The SXSWi panel on Digital Preservation and Blogs was very informative and a bit overwhelming. Carrie Bickner-Zeldman's first question was about whether it's already too late to be saving the early weblogs, and that was a bit sobering at 10AM on a Monday morning.

I liked the information provided on experiments about preserving blogs. Like many preservation projects questions arose about what is worth saving. I liked the personal stories about starting and keeping blogs going. To a question about updating past blog posts, Alison Headley said "Blogging is publishing; I don't take back." But some people do "take back". There is no accounting for ....

Questions about what parts of a blog to preserve included this one: Is the CSS important? This is interesting: apparently blogs have parts, so is there some standard model of a weblog that can apply to the diverse instances? I don't think this is figured out.

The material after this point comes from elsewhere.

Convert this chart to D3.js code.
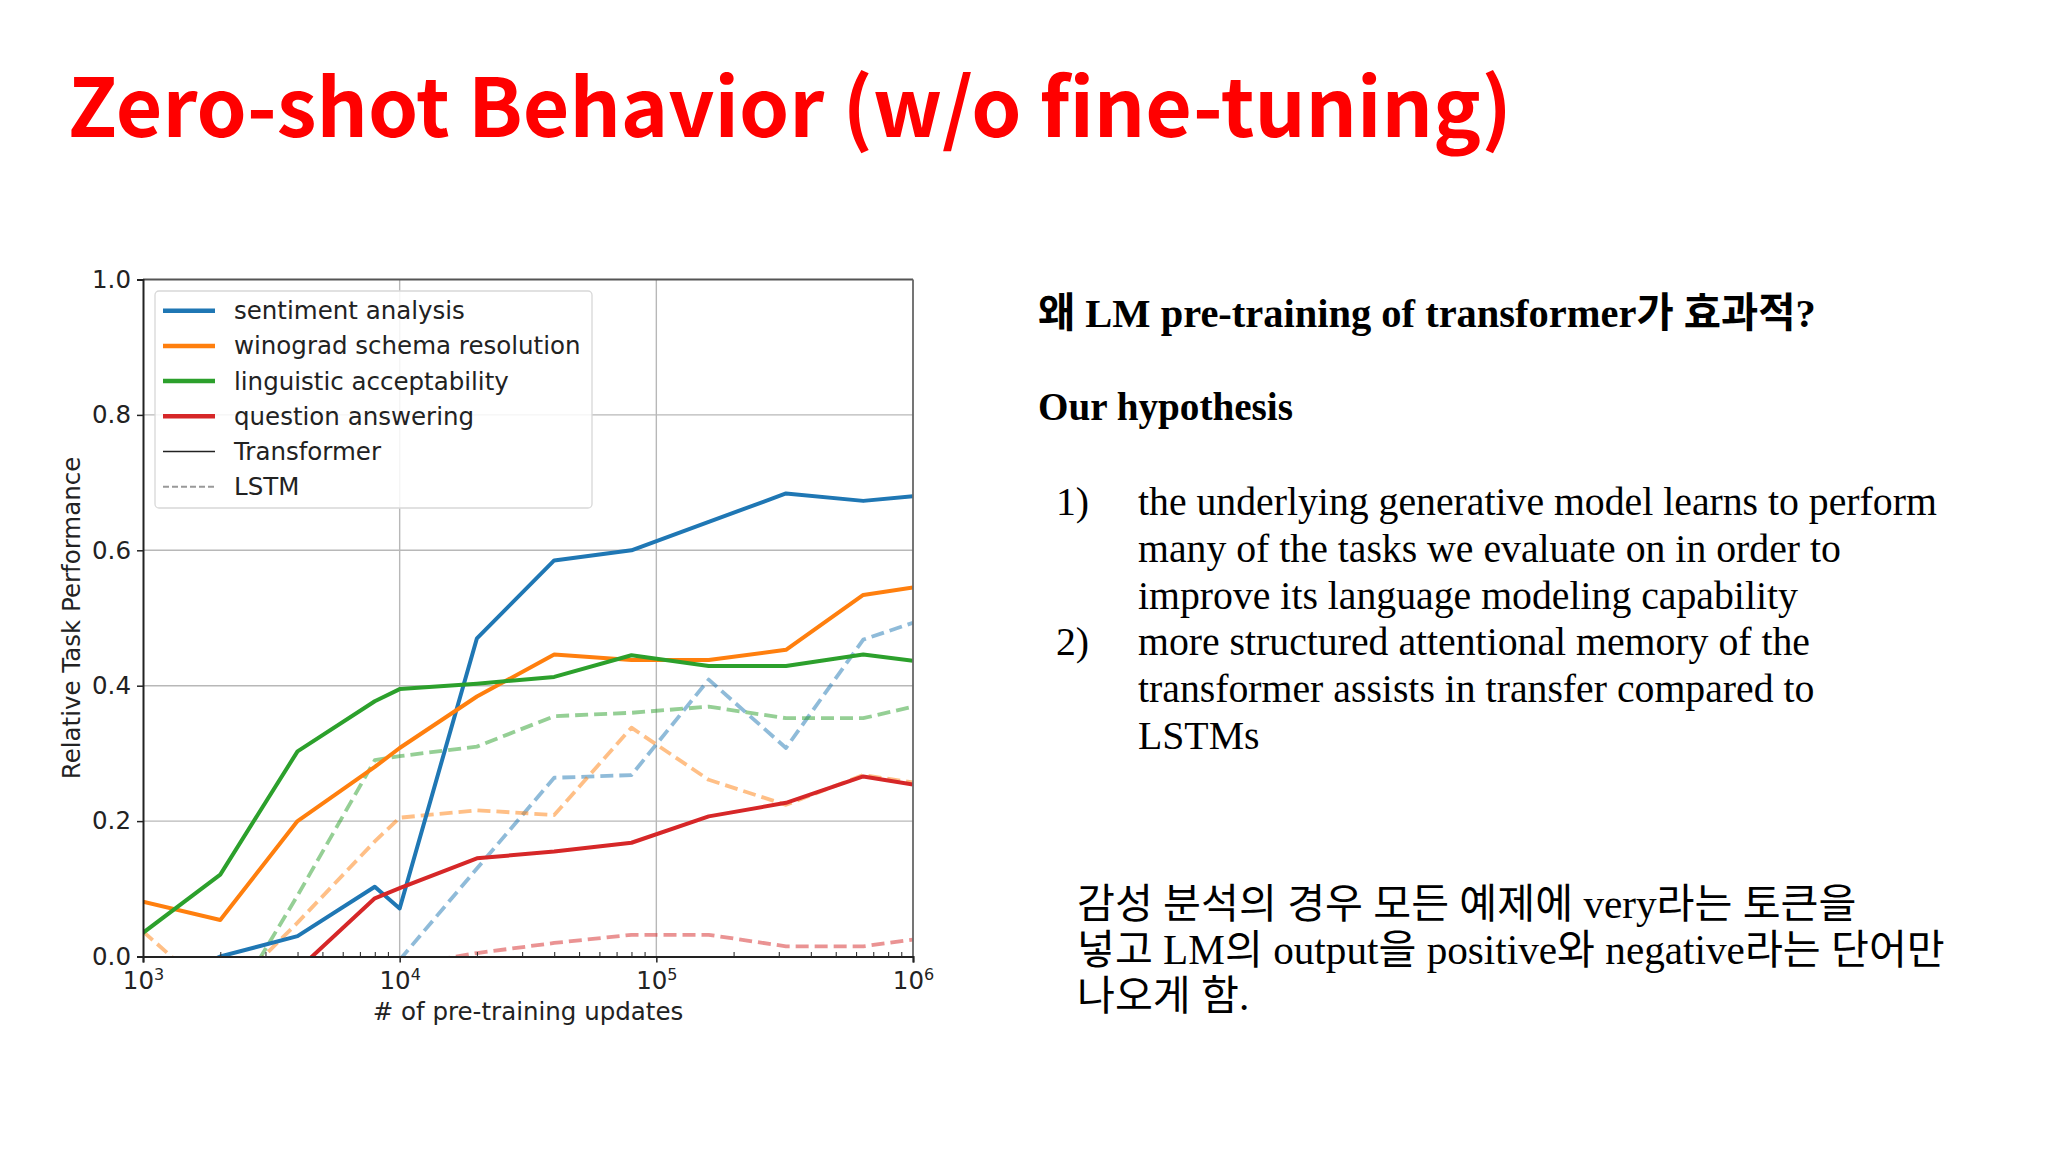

Josh Greenberg, a historian, was concerned about what to save. Since we don't really have any idea what will be important in the future, we should save everything. But the questions about blog parts show just how difficult it is to decide what needs to be saved. And once we've decided on what, there are the pesky questions of how, and then the work of establishing a workable practice. Right, and then how would I actually learn about this practice, and finally, would I really use it?

I found myself wondering if we're not getting a bit too obsessed with preservation when we talk about weblogs. Is everything worth saving? In addition to what is being saved I'm wondering who is being saved? Am I hoping for a certain kind of immortality by blogging? There's a line in the Sherlock Holmes story that revolves around breaking a code where Holmes says to Watson "What one man can invent another can discover." Maybe it would be nice to save everything, if we could figure it out. But is it really necessary? I don't know.

But on the other hand, I hope that the experiments being done to preserve blogs get publicity. We all have first hand experience of how fragile digital data and information are. So we need stories of what's been tried, and how well it's worked. We need to know about successes and failures. This panel only touched the surface, but blogs are fast becoming tools for all sorts of work. I see them being part of the daily record of scientific research in some fields. How soon before someone is using a blog as a lab notebook (it's probably happening already -- if you know please let me know). I'd like to see this topic revisited next year at SXSW and I'd also like to see it surface at other preservation and archiving meetings.